Question

Factorise fully
$$70+7z$$

Answer

**step1** Understanding the problem

The problem asks us to factorize the expression $$70 + 7z$$. Factorizing means writing the expression as a product of its factors, by finding a common factor present in all terms and extracting it.

**step2** Identifying the terms

The expression $$70 + 7z$$ has two terms: the first term is $$70$$ and the second term is $$7z$$.

**step3** Finding the common factor of the numerical parts

We need to find the greatest common factor (GCF) of the numerical parts of the terms, which are $$70$$ and $$7$$.
Let's list the factors for each number:
The factors of $$70$$ are $$1, 2, 5, 7, 10, 14, 35, 70$$.
The factors of $$7$$ are $$1, 7$$.
The largest number that is a factor of both $$70$$ and $$7$$ is $$7$$. So, the greatest common factor of the numerical parts is $$7$$.

**step4** Finding the common factor of the variable parts

Now, we look at the variable parts.
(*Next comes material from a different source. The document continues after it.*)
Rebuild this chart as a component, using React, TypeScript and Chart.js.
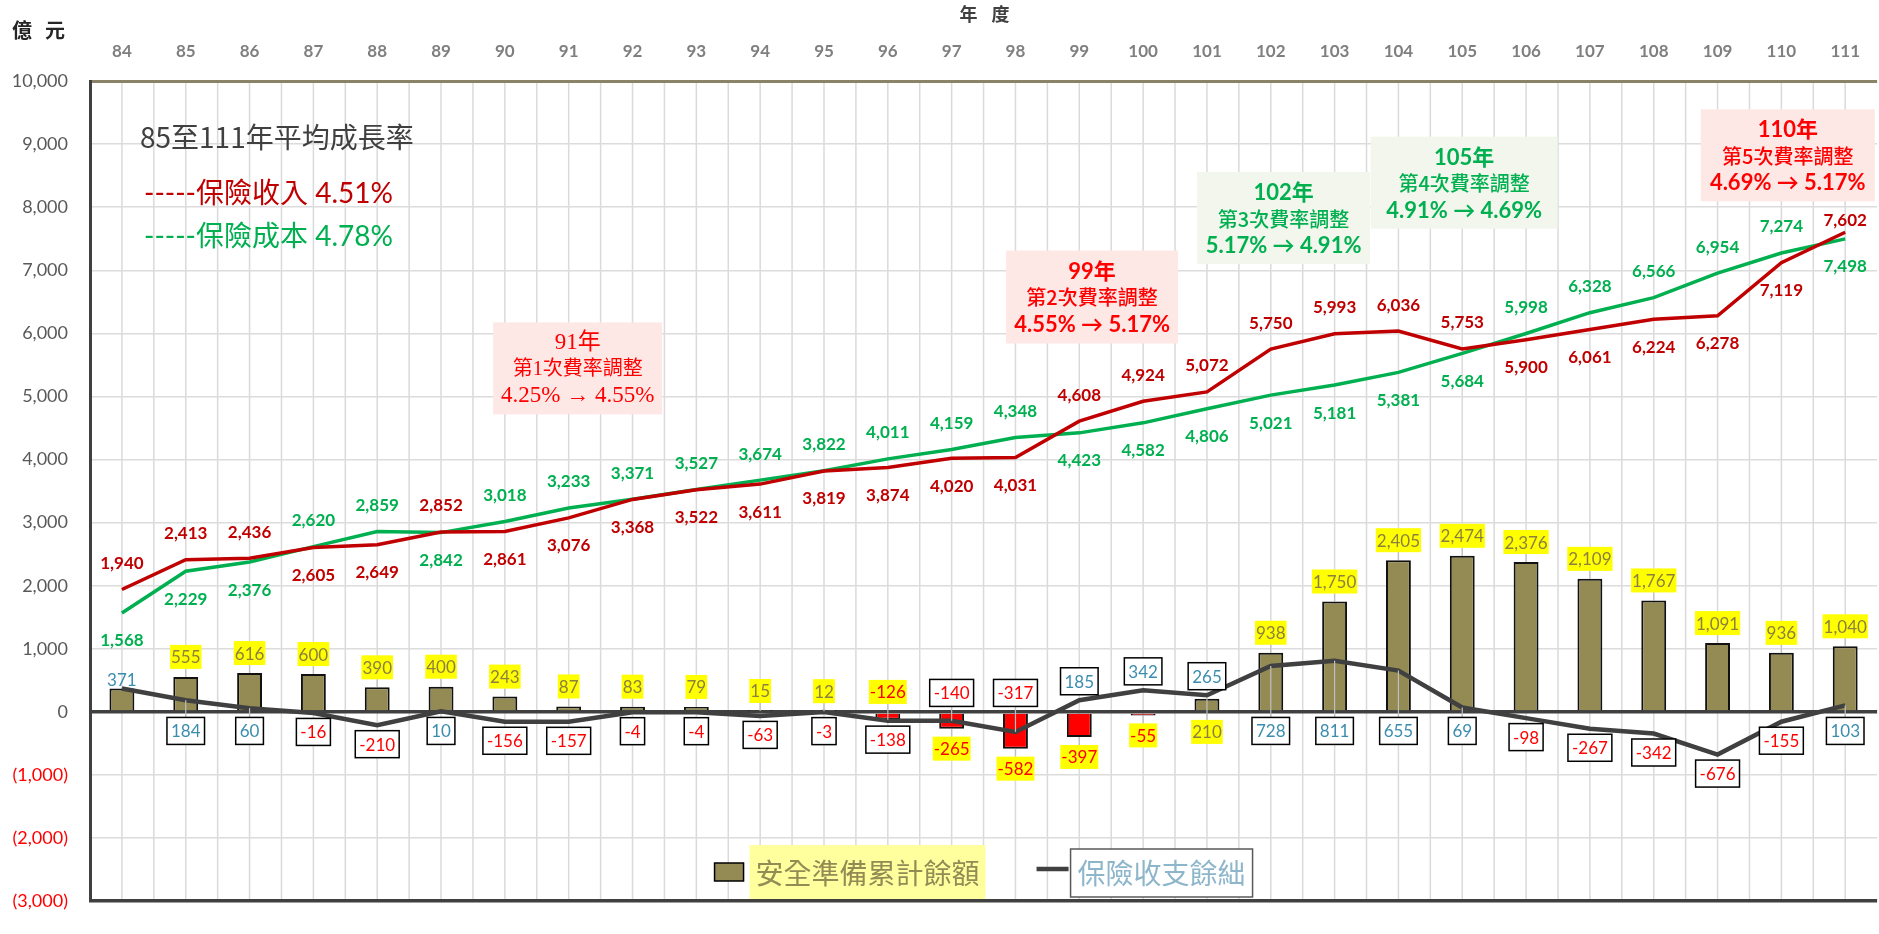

The first term, $$70$$, does not contain the variable $$z$$. The second term, $$7z$$, contains the variable $$z$$. Since the variable $$z$$ is not present in both terms, it is not a common factor of the entire expression.

**step5** Determining the overall common factor

By combining the findings from step 3 and step 4, the greatest common factor (GCF) of the entire expression $$70 + 7z$$ is $$7$$.

**step6** Dividing each term by the common factor

Next, we divide each term of the original expression by the common factor we found:
Divide the first term: $$70 \div 7 = 10$$
Divide the second term: $$7z \div 7 = z$$

**step7** Writing the factored expression

To write the fully factorized expression, we place the common factor (which is $$7$$) outside a set of parentheses, and inside the parentheses, we write the results of the divisions from the previous step, connected by the original addition sign:
$$7(10 + z)$$
Thus, the fully factorized expression is $$7(10 + z)$$.